Francis BROWN, Appellant,
v.
STATE of Florida, Appellee.

No. 78-1074.

District Court of Appeal of Florida, Second District.

April 18, 1979.
Rehearing Denied May 30, 1979.

*162 Robert E. Jagger, Public Defender, and Richard M. Robbins, Asst. Public Defender, Clearwater, for appellant.

Robert L. Shevin, Atty. Gen., Tallahassee, and Michael A. Palecki, Asst. Atty. Gen., Tampa, for appellee.

PER CURIAM.

Francis Brown appeals his convictions for vehicular homicide and manslaughter by the operation of a motor vehicle while he was intoxicated.[1] We reverse.

On the night of the incident which gave rise to the charges against appellant a blood sample was taken from him for the purpose of determining the alcohol content of his blood. Appellant was conscious and verbally objected when the blood sample was taken by a doctor at the instruction of the investigating police officer. The blood level of the alcohol was.205. At a pretrial hearing on appellant's motion to suppress the blood sample, the issue was whether Section 322.261, Florida Statutes (1977) (the "implied consent law") allows law enforcement authorities to take a blood sample from a person suspected of driving while under the influence of alcohol when that person expressly objects to the taking thereof. The trial judge denied the motion to suppress and at trial the blood sample and the testimony about it were features of the state's case before the jury.

For the reasons fully set out when this precise issue was recently decided in thorough opinions by this court and our sister court, we hold the trial court was in error when it denied appellant's motion to suppress the blood sample, and upon consideration of the record before us find that a reversal of appellant's convictions is therefore necessary. McDonald v. State, 364 So. 2d 1241 (Fla. 2d DCA 1978); State v. Riggins, 348 So. 2d 1209 (Fla. 4th DCA 1977); cert. dism. 362 So. 2d 1056 (Fla. 1978).

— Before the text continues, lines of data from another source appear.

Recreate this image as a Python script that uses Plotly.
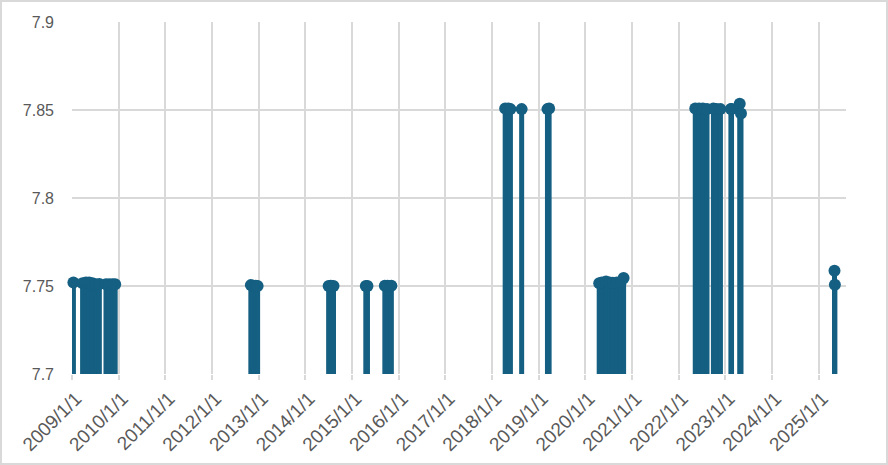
import plotly.graph_objects as go

# ---- data ----
dates = [
    "2009-01-12", "2009-03-25", "2009-04-20", "2009-05-15", "2009-06-10", "2009-07-05", "2009-08-03",
    "2009-09-24", "2009-10-20", "2009-11-15", "2009-12-05",
    "2012-11-01", "2012-11-20", "2012-12-10", "2012-12-24",
    "2014-07-03", "2014-07-20", "2014-08-10",
    "2015-04-20", "2015-05-03",
    "2015-09-16", "2015-10-08", "2015-11-06",
    "2018-04-15", "2018-05-10", "2018-05-26",
    "2018-08-22",
    "2019-03-12", "2019-03-25",
    "2020-04-20", "2020-05-10", "2020-06-12", "2020-07-10", "2020-08-05", "2020-09-05", "2020-10-05", "2020-10-28",
    "2022-05-12", "2022-06-10", "2022-07-10", "2022-08-12",
    "2022-10-01", "2022-10-25", "2022-11-25",
    "2023-02-15", "2023-02-20",
    "2023-04-25", "2023-05-05",
    "2025-05-06", "2025-05-09",
]
values = [
    7.752, 7.7515, 7.752, 7.752, 7.7515, 7.751, 7.7512,
    7.751, 7.751, 7.751, 7.751,
    7.7505, 7.7502, 7.7502, 7.750,
    7.750, 7.7502, 7.750,
    7.750, 7.750,
    7.7502, 7.7502, 7.7502,
    7.8508, 7.8508, 7.8505,
    7.8505,
    7.8505, 7.8508,
    7.7515, 7.752, 7.7525, 7.752, 7.7518, 7.752, 7.7522, 7.7545,
    7.8508, 7.8508, 7.8508, 7.8505,
    7.8508, 7.8505, 7.8505,
    7.8506, 7.8506,
    7.8535, 7.848,
    7.7587, 7.7507,
]
baseline = 7.7
tick_years = list(range(2009, 2026))
tick_labels = [f"{y}/1/1" for y in tick_years]
y_ticks = [7.7, 7.75, 7.8, 7.85, 7.9]
y_labels = ["7.7", "7.75", "7.8", "7.85", "7.9"]

COLOR = "#145f82"
GRID = "#d9d9d9"
TEXT = "#595959"

# stems
sx, sy = [], []
for d, v in zip(dates, values):
    sx += [d, d, None]
    sy += [baseline, v, None]

fig = go.Figure()
fig.add_trace(go.Scatter(x=sx, y=sy, mode="lines",
                         line=dict(color=COLOR, width=5), hoverinfo="skip",
                         showlegend=False))
fig.add_trace(go.Scatter(x=dates, y=values, mode="markers",
                         marker=dict(color=COLOR, size=12), cliponaxis=False,
                         showlegend=False))

L, R, T, B = 72, 42, 22, 91
W, H = 888, 465
pw, ph = W - L - R, H - T - B

def px2paper_x(q):
    return (q - L) / pw

def px2paper_y(p):
    return (H - B - p) / ph

fig.add_shape(type="rect", xref="paper", yref="paper",
              x0=px2paper_x(1), x1=px2paper_x(887),
              y0=px2paper_y(464), y1=px2paper_y(1),
              line=dict(color=GRID, width=2), layer="below")

fig.update_layout(
    width=W, height=H,
    margin=dict(l=L, r=R, t=T, b=B, autoexpand=False),
    paper_bgcolor="white", plot_bgcolor="white",
    font=dict(family="Liberation Sans, Arial, sans-serif", size=16, color=TEXT),
    hovermode=False,
    showlegend=False,
)
fig.update_xaxes(
    type="date",
    range=["2009-01-01", "2025-08-04"],
    tickvals=[f"{y}-01-01" for y in tick_years],
    ticktext=tick_labels,
    tickangle=-45,
    showgrid=True, gridcolor=GRID, gridwidth=2,
    ticks="outside", ticklen=5, tickcolor=GRID, tickwidth=2,
    showline=False, zeroline=False,
    automargin=False,
    ticklabelshift=4,
    tickfont=dict(size=19, color=TEXT),
)
fig.update_yaxes(
    range=[7.7, 7.9],
    tickvals=y_ticks, ticktext=y_labels,
    showgrid=True, gridcolor=GRID, gridwidth=2,
    showline=False, zeroline=False,
    automargin=False,
    ticklabelstandoff=17,
    tickfont=dict(size=16, color=TEXT),
)

fig.write_html("out.html", config={"displayModeBar": False},
               post_script="document.body.style.margin='0';")
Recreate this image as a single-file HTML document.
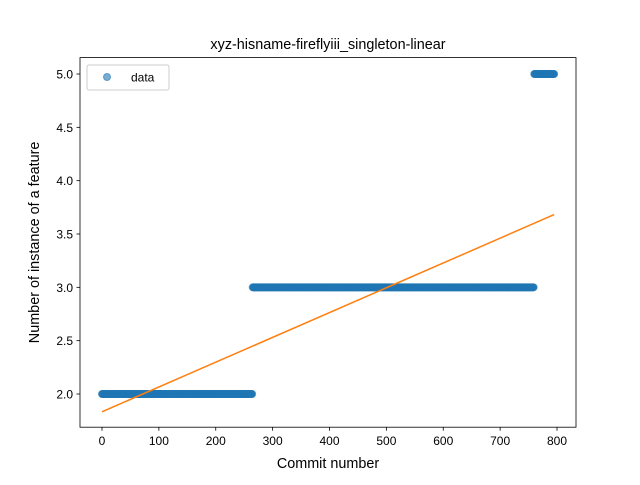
<!DOCTYPE html>
<html><head><meta charset="utf-8"><style>
body{margin:0;background:#fff;}
svg{font-family:"Liberation Sans","DejaVu Sans",sans-serif;}
</style></head><body>
<svg id="chart" width="640" height="480" xmlns="http://www.w3.org/2000/svg">
<rect width="640" height="480" fill="#fff"/>
<text x="328" y="49" font-size="14.4" text-anchor="middle">xyz-hisname-fireflyiii_singleton-linear</text>
<g id="marks"></g>
<rect x="80" y="57.6" width="496" height="369.6" fill="none" stroke="#000" stroke-width="0.8"/>
<g id="xticks"></g><g id="yticks"></g>
<text x="328" y="468" font-size="14.4" text-anchor="middle">Commit number</text>
<text transform="translate(39,242.4) rotate(-90)" font-size="14.4" text-anchor="middle">Number of instance of a feature</text>
<g>
<rect x="87" y="65" width="82" height="25" rx="2" fill="#fff" fill-opacity="0.8" stroke="#ccc" stroke-width="1"/>
<circle cx="107" cy="77" r="3.5" fill="#1f77b4" fill-opacity="0.6" stroke="#1f77b4" stroke-opacity="0.6"/>
<text x="131" y="81.5" font-size="12">data</text>
</g>
</svg>
<script>
const runStarts = [0, 265, 760];
const runEnds = [264, 759, 795];
const runLevels = [2, 3, 5];
const xTicks = [0, 100, 200, 300, 400, 500, 600, 700, 800];
const yTicks = [2.0, 2.5, 3.0, 3.5, 4.0, 4.5, 5.0];
const yTickLabels = ["2.0","2.5","3.0","3.5","4.0","4.5","5.0"];

const NS="http://www.w3.org/2000/svg";
function xs(v){return 102+v*(455/800);}
function ys(v){return 394-(v-2)*(320/3);}
function mk(tag,attrs,parent){const e=document.createElementNS(NS,tag);for(const k in attrs)e.setAttribute(k,attrs[k]);parent.appendChild(e);return e;}
const marks=document.getElementById('marks');
const px=[],py=[];
for(let r=0;r<runStarts.length;r++){for(let i=runStarts[r];i<=runEnds[r];i++){px.push(i);py.push(runLevels[r]);}}
for(let i=0;i<px.length;i++){
  const c=mk('circle',{cx:xs(px[i]),cy:ys(py[i]),r:3.5,fill:'#1f77b4','fill-opacity':0.6,stroke:'#1f77b4','stroke-opacity':0.6,'stroke-width':1},marks);
  
  
}
const n=px.length;let sx=0,sy=0,sxx=0,sxy=0;
for(let i=0;i<n;i++){sx+=px[i];sy+=py[i];sxx+=px[i]*px[i];sxy+=px[i]*py[i];}
const slope=(n*sxy-sx*sy)/(n*sxx-sx*sx),icpt=(sy-slope*sx)/n;
const x0=px[0],x1=px[n-1];
const fl=mk('line',{x1:xs(x0),y1:ys(icpt+slope*x0),x2:xs(x1),y2:ys(icpt+slope*x1),stroke:'#ff7f0e','stroke-width':1.5},marks);


const xt=document.getElementById('xticks');
xTicks.forEach(v=>{
  const l=mk('line',{x1:xs(v),x2:xs(v),y1:427.2,y2:430.7,stroke:'#000','stroke-width':0.8},xt);
  
  
  const t=mk('text',{x:xs(v),y:445,'font-size':12,'text-anchor':'middle'},xt);t.textContent=String(v);
  
  
});
const yt=document.getElementById('yticks');
yTicks.forEach((v,i)=>{
  const l=mk('line',{x1:76.5,x2:80,y1:ys(v),y2:ys(v),stroke:'#000','stroke-width':0.8},yt);
  
  
  const t=mk('text',{x:73,y:ys(v)+4.5,'font-size':12,'text-anchor':'end'},yt);t.textContent=yTickLabels[i];
  
  
});
</script>
</body></html>
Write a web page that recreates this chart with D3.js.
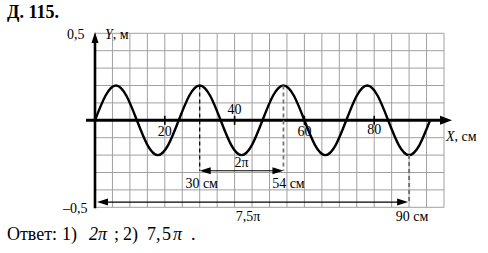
<!DOCTYPE html>
<html><head><meta charset="utf-8">
<script src="https://cdn.jsdelivr.net/npm/d3@7"></script>
<style>
body{margin:0;background:#fff;}
svg{display:block;font-family:"Liberation Serif","Times New Roman",serif;}
</style></head>
<body><svg id="c" width="488" height="253"></svg>
<script>
// ---- data ----
const xDomain = [0, 100];          // cm
const yDomain = [-0.5, 0.5];       // m
const gridStepX = 5;               // cm per cell
const gridStepY = 0.1;             // m per cell
const xTickValues = [20, 40, 60, 80];
const xTickLabels = ["20", "40", "60", "80"];
const yTickLabels = ["0,5", "–0,5"];
const waveX = [0,3,6,9,12,15,18,21,24,27,30,33,36,39,42,45,48,51,54,57,60,63,66,69,72,75,78,81,84,87,90,93,96];
const waveY = [0,0.141,0.2,0.141,0,-0.141,-0.2,-0.141,0,0.141,0.2,0.141,0,-0.141,-0.2,-0.141,0,0.141,0.2,0.141,0,-0.141,-0.2,-0.141,0,0.141,0.2,0.141,0,-0.141,-0.2,-0.141,0];
const markX = [30, 54, 90];        // cm marks
const markFrom = [0.2, 0.2, -0.2];
const markLabels = ["30 см", "54 см", "90 см"];
const spanLabels = ["2π", "7,5π"];
const answerParts = ["Ответ:", "1)", "2π", ";", "2)", "7,", "5", "π", "."];

const svg = d3.select("#c");
const x = d3.scaleLinear().domain(xDomain).range([95, 444]);
const y = d3.scaleLinear().domain(yDomain).range([207.3, 33.3]);

// grid
const gx = d3.range(xDomain[0], xDomain[1] + 0.001, gridStepX);
const gy = d3.range(0, 11).map(i => yDomain[0] + i * gridStepY);
svg.append("g").selectAll("line").data(gx).join("line")
  .attr("x1", d => x(d)).attr("x2", d => x(d))
  .attr("y1", y(yDomain[0])).attr("y2", y(yDomain[1]))
  .attr("stroke", "#a0a0a0").attr("stroke-width", 1);
svg.append("g").selectAll("line").data(gy).join("line")
  .attr("x1", x(0)).attr("x2", x(100))
  .attr("y1", d => y(d)).attr("y2", d => y(d))
  .attr("stroke", "#a0a0a0").attr("stroke-width", 1);

// axes
svg.append("line").attr("x1", x(0) - 9).attr("x2", 446).attr("y1", y(0)).attr("y2", y(0))
  .attr("stroke", "#000").attr("stroke-width", 3);
svg.append("path").attr("d", `M452,${y(0)} L440,${y(0)-4.5} L440,${y(0)+4.5} Z`).attr("fill", "#000");
svg.append("line").attr("x1", x(0)).attr("x2", x(0)).attr("y1", 40).attr("y2", y(-0.5) + 1)
  .attr("stroke", "#000").attr("stroke-width", 2.6);
svg.append("path").attr("d", `M${x(0)},32 L${x(0)-3.5},43 L${x(0)+3.5},43 Z`).attr("fill", "#000");

// x ticks
svg.append("g").selectAll("line").data(xTickValues).join("line")
  .attr("x1", d => x(d)).attr("x2", d => x(d))
  .attr("y1", y(0) - 4.5).attr("y2", y(0) + 4.5)
  .attr("stroke", "#000").attr("stroke-width", 1.6);
const tickPos = [{dx: 0, y: 136}, {dx: 0, y: 114}, {dx: 0, y: 136}, {dx: 0, y: 134}];
svg.append("g").selectAll("text").data(xTickValues).join("text")
  .attr("x", (d, i) => x(d) + tickPos[i].dx).attr("y", (d, i) => tickPos[i].y)
  .attr("text-anchor", "middle").attr("font-size", 14).text((d, i) => xTickLabels[i]);

// axis labels
svg.append("text").attr("x", 67).attr("y", 38.5).attr("font-size", 14).text(yTickLabels[0]);
svg.append("text").attr("x", 63).attr("y", 213).attr("font-size", 14).text(yTickLabels[1]);
const yl = svg.append("text").attr("x", 105).attr("y", 38.5).attr("font-size", 14);
yl.append("tspan").attr("font-style", "italic").text("Y");
yl.append("tspan").text(", м");
const xl = svg.append("text").attr("x", 446).attr("y", 141).attr("font-size", 14);
xl.append("tspan").attr("font-style", "italic").text("X");
xl.append("tspan").text(", см");

// wave
const line = d3.line().x((d, i) => x(waveX[i])).y(d => y(d)).curve(d3.curveNatural);
svg.append("path").datum(waveY).attr("d", line)
  .attr("fill", "none").attr("stroke", "#000").attr("stroke-width", 2.4);

// dashed marks
const markTo = [-0.29, -0.29, -0.47];
const markColor = ["#000", "#777", "#777"];
const markW = [1.2, 1.8, 2];
svg.append("g").selectAll("line").data(markX).join("line")
  .attr("x1", d => x(d)).attr("x2", d => x(d))
  .attr("y1", (d, i) => y(markFrom[i])).attr("y2", (d, i) => y(markTo[i]))
  .attr("stroke", (d, i) => markColor[i]).attr("stroke-width", (d, i) => markW[i])
  .attr("stroke-dasharray", "4,3");

// double arrows
function dblArrow(x1, x2, yy) {
  svg.append("line").attr("x1", x1 + 6).attr("x2", x2 - 6).attr("y1", yy).attr("y2", yy)
    .attr("stroke", "#000").attr("stroke-width", 1.2);
  svg.append("path").attr("d", `M${x1},${yy} L${x1+11},${yy-3.5} L${x1+11},${yy+3.5} Z`).attr("fill", "#000");
  svg.append("path").attr("d", `M${x2},${yy} L${x2-11},${yy-3.5} L${x2-11},${yy+3.5} Z`).attr("fill", "#000");
}
dblArrow(x(markX[0]), x(markX[1]), y(-0.29));
dblArrow(x(0) + 2, x(markX[2]) - 1, y(-0.47));

// mark labels
const mlY = [188, 188, 221];
const mlDx = [2, 5, 3];
svg.append("g").selectAll("text").data(markX).join("text")
  .attr("x", (d, i) => x(d) + mlDx[i]).attr("y", (d, i) => mlY[i])
  .attr("text-anchor", "middle").attr("font-size", 14).text((d, i) => markLabels[i]);
svg.append("text").attr("x", x((markX[0] + markX[1]) / 2)).attr("y", 167)
  .attr("text-anchor", "middle").attr("font-size", 14).text(spanLabels[0]);
svg.append("text").attr("x", 248).attr("y", 221)
  .attr("text-anchor", "middle").attr("font-size", 14).text(spanLabels[1]);

// title and answer
svg.append("text").attr("x", 7).attr("y", 17.5).attr("font-size", 18).attr("font-weight", "bold").text("Д. 115.");
const ansX = [7, 62, 89, 114, 123, 147, 162, 173, 191];
const ansItalic = [false, false, true, false, false, false, false, true, false];
svg.append("g").selectAll("text").data(answerParts).join("text")
  .attr("x", (d, i) => ansX[i]).attr("y", 240).attr("font-size", 18)
  .attr("font-style", (d, i) => ansItalic[i] ? "italic" : "normal")
  .text(d => d);
</script></body></html>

Reversed and remanded for further proceedings consistent with this opinion.

BOARDMAN, Acting C.J., and RYDER and DANAHY, JJ., concur.

NOTES

[1] Sentence was imposed only on the conviction of manslaughter by the operation of a motor vehicle while intoxicated. The trial judge correctly recognized that only one sentence can be imposed for the one homicide although the information charged two separate offenses. Phillips v. State, 289 So. 2d 769 (Fla. 2d DCA 1974). Causing the death of a person by the operation of a motor vehicle while intoxicated is a specific category of manslaughter. § 860.01(2), Fla. Stat. (1977). Vehicular homicide otherwise than from intoxication has been removed by the legislature from the manslaughter statute and made an offense subject to a lesser penalty than that imposed for manslaughter. §§ 782.07 and 782.071, Fla. Stat. (1977); State v. Young, 357 So. 2d 416 (Fla. 2d DCA 1978).